Dos, una anacrónica izquierda nostálgica cuya fantasía adolescente de hacer una guerrilla revolucionaria y pasar a la historia como el Che nunca se podrá cumplir, a menos de que esa derecha siniestra lograra su malévolo plan.

Y por último, la única persona que debería preocuparnos que esté hablando de un golpe de Estado: el presidente Andrés Manuel López Obrador. Esta semana volvió a alertar de la amenaza de un “golpe de Estado técnico”, ahora por parte del Poder Judicial.

No es la primera vez que acusa esas siniestras intenciones. Este mismo año, en febrero, en medio de la crisis por las revelaciones de posible dinero del narco en su campaña, acusó a la DEA de ser parte de una especie de conspiración para hacer un “golpe blando”. En mayo del año pasado también habló sobre un intento del Poder Judicial de sacarlo del poder. Desde muy al principio de su gobierno, ya estaba agradeciendo a los militares no haber escuchado un supuesto “canto de las sirenas” que llamaban al golpe.

Como los hechos demuestran, en ninguno de los casos había un riesgo real de que eso pasara. Pero en este último caso hay un matiz preocupante que vale la pena entender. López Obrador dijo que hay “jueces” que le están pidiendo que no hable sobre el proceso electoral, que no se refiera a Xóchitl Gálvez -o “la señora”, como le dice- y que le están haciendo un expediente. Su intención, asegura, es que tras la elección hagan “un fraude electoral” usando como argumento sus “supuestas infracciones” por estar defendiendo su libertad de responder a las “calumnias” de la oposición y los medios.

La reflexión del presidente, como suele ser en las mañaneras, es poco articulada y deja muchos cabos sueltos, pero en esencia se puede entender que el plan siniestro de la oposición y el poder judicial es aprovechar su incapacidad de cumplir con la ley y que se pueda impugnar la elección; por tanto, que quede anulada. 
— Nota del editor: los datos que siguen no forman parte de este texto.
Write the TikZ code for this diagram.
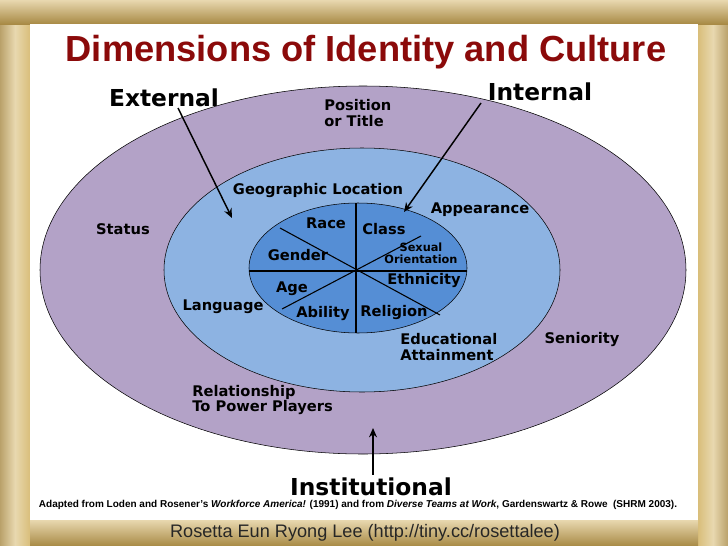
\documentclass[tikz,border=0pt]{standalone}
\usepackage{fontspec}
\setmainfont{Liberation Sans}
\newfontfamily\lab{DejaVu Sans}
\usetikzlibrary{arrows.meta}
\definecolor{gold}{HTML}{D9BE7A}
\definecolor{goldd}{HTML}{A88A45}
\definecolor{purp}{HTML}{B3A2C7}
\definecolor{midb}{HTML}{8DB3E2}
\definecolor{inb}{HTML}{558ED5}
\definecolor{ttl}{HTML}{8B0A0A}
\tikzset{
 lb/.style={font=\lab\bfseries\fontsize{11}{11.5}\selectfont, inner sep=0pt, align=left},
 big/.style={font=\lab\bfseries\fontsize{17.5}{19}\selectfont, inner sep=0pt},
 arr/.style={-{Stealth[length=7pt,width=6pt]}, line width=1.1pt}
}
\begin{document}
\begin{tikzpicture}[x=0.75pt,y=-0.75pt]
\useasboundingbox (0,0) rectangle (728,546);
\fill[top color=gold, bottom color=goldd] (0,0) rectangle (728,546);
\fill[left color=goldd!80, right color=gold, middle color=gold!60!white] (0,0) rectangle (30,546);
\fill[left color=gold, right color=goldd!80, middle color=gold!60!white] (698,0) rectangle (728,546);
\fill[top color=gold!60!white, bottom color=goldd] (0,0) rectangle (728,24);
\fill[top color=gold!60!white, bottom color=goldd] (30,520) rectangle (698,546);
\fill[white] (30,24) rectangle (698,520);
\node[font=\bfseries\fontsize{27.2}{30}\selectfont, text=ttl] (title) at (366,52) {Dimensions of Identity and Culture};
\draw[black, fill=purp] (363,270) ellipse [x radius=323, y radius=184];
\draw[black, fill=midb] (362,270) ellipse [x radius=198, y radius=122];
\draw[black, fill=inb] (358,268) ellipse [x radius=109, y radius=65];
\coordinate (c) at (356,270);
\draw[line width=0.8pt] (356,203) -- (356,333);
\draw[line width=0.8pt] (249,271) -- (467,271);
\draw[line width=0.8pt] (280,228) -- (440,315);
\draw[line width=0.8pt] (421,236) -- (282,309);
\node[lb] (race) at (326,223) {Race};
\node[lb] (class) at (384,229) {Class};
\node[lb] (gender) at (298,255) {Gender};
\node[lb,align=center,font=\lab\bfseries\fontsize{8.5}{9}\selectfont] (sex) at (421,253) {Sexual\\Orientation};
\node[lb] (eth) at (424,281) {Ethnicity};
\node[lb] (age) at (292,289) {Age};
\node[lb] (abil) at (323,314) {Ability};
\node[lb] (rel) at (394,313) {Religion};
\node[lb] (geo) at (318,191) {Geographic Location};
\node[lb] (app) at (480,210) {Appearance};
\node[lb] (lang) at (223,307) {Language};
\node[lb,anchor=west] (edu) at (400,347) {Educational\\Attainment};
\node[lb,anchor=west] (pos) at (324,113) {Position\\or Title};
\node[lb] (status) at (123,229) {Status};
\node[lb] (sen) at (582,340) {Seniority};
\node[lb,anchor=west] (relp) at (192,400) {Relationship\\To Power Players};
\node[big] (ext) at (164,98) {External};
\node[big] (int) at (540,92) {Internal};
\node[big] (inst) at (371,487) {Institutional};
\coordinate (exte) at (232,218);
\coordinate (inte) at (404,212);
\coordinate (inste) at (373,428);
\draw[arr] (178,108) -- (exte);
\draw[arr] (481,103) -- (inte);
\draw[arr] (inst.north -| inste) ++(0,-3) -- (inste);
\node[font=\bfseries\fontsize{7.5}{9}\selectfont, inner sep=0pt] (foot) at (358,505) {Adapted from Loden and Rosener's \textit{Workforce America!} (1991) and from \textit{Diverse Teams at Work}, Gardenswartz \& Rowe\ \ (SHRM 2003).};
\node[font=\fontsize{13.6}{15}\selectfont, text=black!85, inner sep=0pt] (cred) at (365,533) {Rosetta Eun Ryong Lee (http://tiny.cc/rosettalee)};
\end{tikzpicture}
\end{document}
Es curioso, porque ese mismo plan maquiavélico se lo atribuyen a Morena por su negativa a designar a los magistrados faltantes del Tribunal Electoral, que serán indispensables para validar el resultado electoral. Sin esas personas, no se podrá declarar nueva presidenta legalmente.

Al final, lo que debe prender las alertas de los demócratas en México sin importar si están con el gobierno o a la mitad o en contra, es que el poder Ejecutivo tiene que ser el primero en ser garante de un proceso electoral impecable. 

Pero en lugar de fomentar la construcción de una democracia confiable, el presidente la mina estratégicamente, como si quisiera sembrar la duda sobre el resultado en caso de que no sea el que quiere. 

Esa es la peligrosa semilla de un estallido social.